Os delegados Carlos Henrique de Oliveira Sousa, ex-superintendente da PF no Rio, e Alexandre da Silva Saraiva, ex-superintendente no Amazonas, serão ouvidos na quarta-feira, 13, às 15h, em Brasília. O depoimento dos delegados, segundo os juristas, são importantes para esclarecer se houve pressão por parte do governo para que agissem de alguma forma específica.

Outra que será ouvida na quarta-feira é a deputada federal Carla Zambelli (PSL-SP). Assim como os delegados, Zambelli será ouvida em Brasília para esclarecer diálogos apresentados por Moro onde pedia que ele aceitasse a substituição de Valeixo por Ramagem.

Zambelli divulgou uma carta aberta a Moro no dia seguinte à divulgação das conversas pelo ex-ministro, e questionou se Moro respondeu às mensagens dela premeditando o vazamento da conversa.

O ex-superintendente em Minas Gerais Rodrigo de Melo Teixeira é o último depoimento marcado para esta semana. O horário da oitiva também está marcado para às 15h, mas o local ainda não foi definido.

O inquérito não tem um prazo determinado para conclusão, como explica o advogado Abid Abdouni. Após os depoimentos, ainda na fase investigativa, podem ser solicitadas perícias, quebras de sigilo telefônico e telemático e outras diligências.

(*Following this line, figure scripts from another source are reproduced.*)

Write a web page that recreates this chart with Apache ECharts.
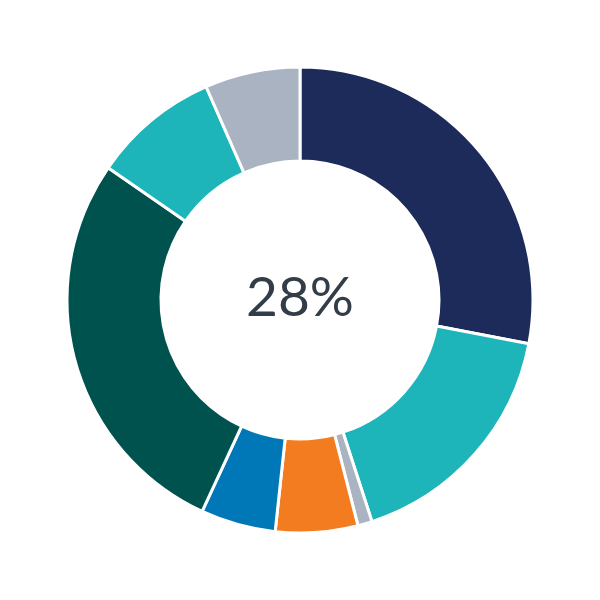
<!DOCTYPE html>
<html>
<head>
<meta charset="utf-8">
<script src="https://cdn.jsdelivr.net/npm/echarts@6/dist/echarts.min.js"></script>
<style>
  html, body { margin: 0; padding: 0; background: #fff; }
  #chart { width: 600px; height: 600px; }
</style>
</head>
<body>
<div id="chart"></div>
<script>
  // slice shares, clockwise from 12 o'clock
  const names = ['A', 'B', 'C', 'D', 'E', 'F', 'G', 'H']
  const values = [28, 17, 1, 5.7, 5.2, 27.7, 8.8, 6.6]
  const colors = ['#1c2b5a', '#1db5b9', '#a9b3c1', '#f47c20', '#0077b6', '#00524f', '#1db5b9', '#a9b3c1']
  const centerText = '28%'

  let chart = echarts.init(document.getElementById('chart'))
  let data = values.map((v, i) => ({
    name: names[i],
    value: v,
    itemStyle: { color: colors[i] }
  }))
  let option = {
    animation: false,
    title: {
      text: centerText,
      left: 'center',
      top: 266,
      textStyle: {
        fontFamily: 'Lato',
        fontWeight: 'normal',
        fontSize: 55,
        color: '#333d48'
      }
    },
    series: [{
      type: 'pie',
      center: [300, 300],
      radius: [139, 233],
      startAngle: 90,
      clockwise: true,
      label: { show: false },
      labelLine: { show: false },
      itemStyle: { borderColor: '#fff', borderWidth: 3 },
      data: data
    }]
  }
  chart.setOption(option)
</script>
</body>
</html>
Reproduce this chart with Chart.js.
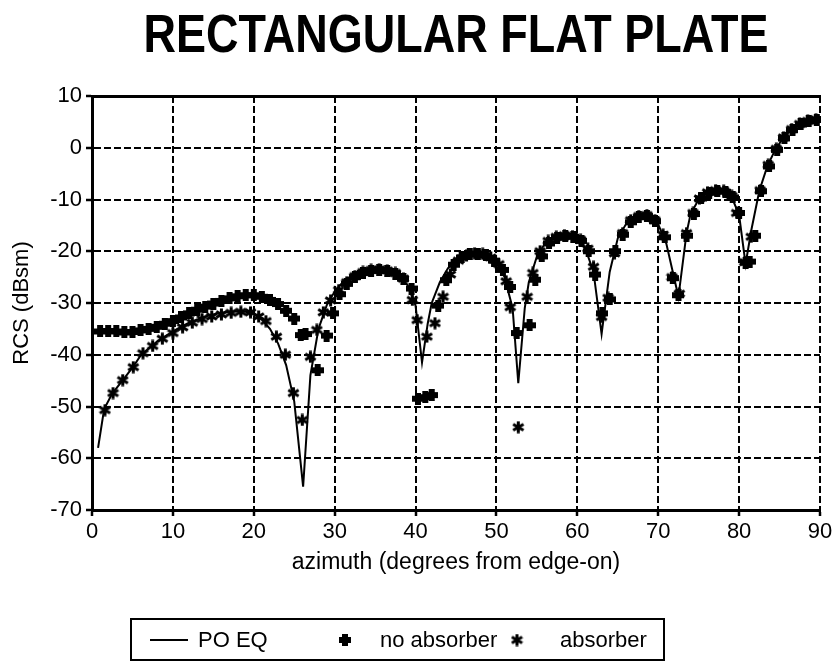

No entanto, a cada 30 dias, o ministro Celso de Mello deve ser informado sobre o andamento da investigação, quando pode se pedir a dilação de prazo para continuidade do inquérito.

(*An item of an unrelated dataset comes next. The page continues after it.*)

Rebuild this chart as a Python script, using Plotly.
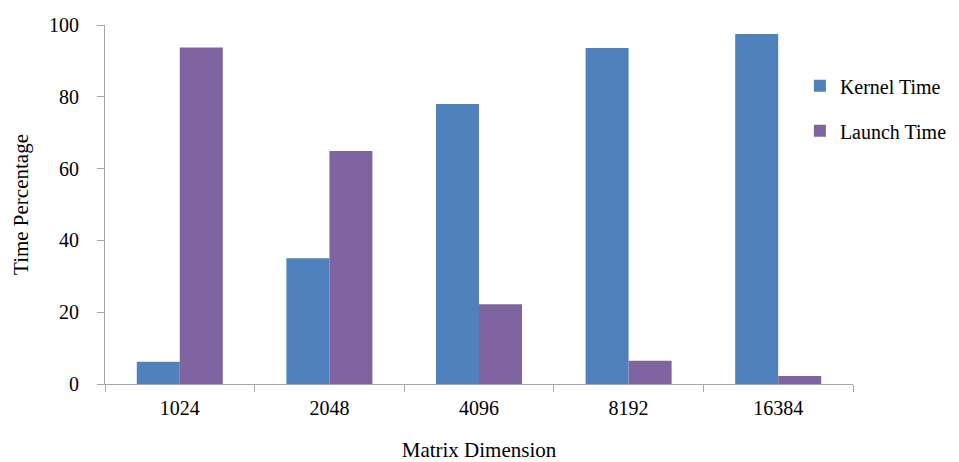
import plotly.graph_objects as go

categories = ["1024", "2048", "4096", "8192", "16384"]
kernel_time = [6.2, 35.0, 78.0, 93.6, 97.5]
launch_time = [93.7, 64.9, 22.2, 6.5, 2.2]
y_ticks = [0, 20, 40, 60, 80, 100]

FONT = "Liberation Serif"
AXIS = "#a6a6a6"

fig = go.Figure()
fig.add_trace(go.Bar(x=categories, y=kernel_time, name="Kernel Time",
                     marker=dict(color="#4F81BD", line=dict(width=0)),
                     legendgroup="k"))
fig.add_trace(go.Bar(x=categories, y=launch_time, name="Launch Time",
                     marker=dict(color="#8064A2", line=dict(width=0)),
                     legendgroup="l"))

fig.update_layout(
    width=959, height=462,
    margin=dict(l=105, r=106, t=25, b=78, autoexpand=False),
    paper_bgcolor="white", plot_bgcolor="white",
    barmode="group", bargap=0.425, bargroupgap=0,
    font=dict(family=FONT, size=20, color="black"),
    showlegend=True,
    legend=dict(x=0.929, y=0.885, xanchor="left", yanchor="top",
                font=dict(family=FONT, size=20), tracegroupgap=16,
                bgcolor="rgba(0,0,0,0)", itemwidth=30),
    xaxis=dict(
        showline=True, linecolor=AXIS, linewidth=1,
        ticks="outside", ticklen=7, tickcolor=AXIS,
        tickson="boundaries", ticklabelstandoff=6,
        tickfont=dict(family=FONT, size=20),
        title=dict(text="Matrix Dimension", font=dict(family=FONT, size=21), standoff=26),
        showgrid=False,
    ),
    yaxis=dict(
        range=[0, 100], tickvals=y_ticks,
        showline=True, linecolor=AXIS, linewidth=1,
        ticks="outside", ticklen=7, tickcolor=AXIS,
        ticklabelstandoff=14,
        tickfont=dict(family=FONT, size=20),
        title=dict(text="Time Percentage", font=dict(family=FONT, size=21), standoff=14),
        showgrid=False, zeroline=False,
    ),
)

fig.write_html("out.html")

Ao fim da etapa investigativa, caberá à procuradoria-geral da República decidir por denunciar o presidente da República por um dos crimes alegados – entre eles, prevaricação e obstrução de justiça -, pelo arquivamento, ou mesmo pelo indiciamento do próprio Moro, caso se configure denunciação caluniosa ou outro crime cometido por ele na divulgação das informações ou na atuação como ministro.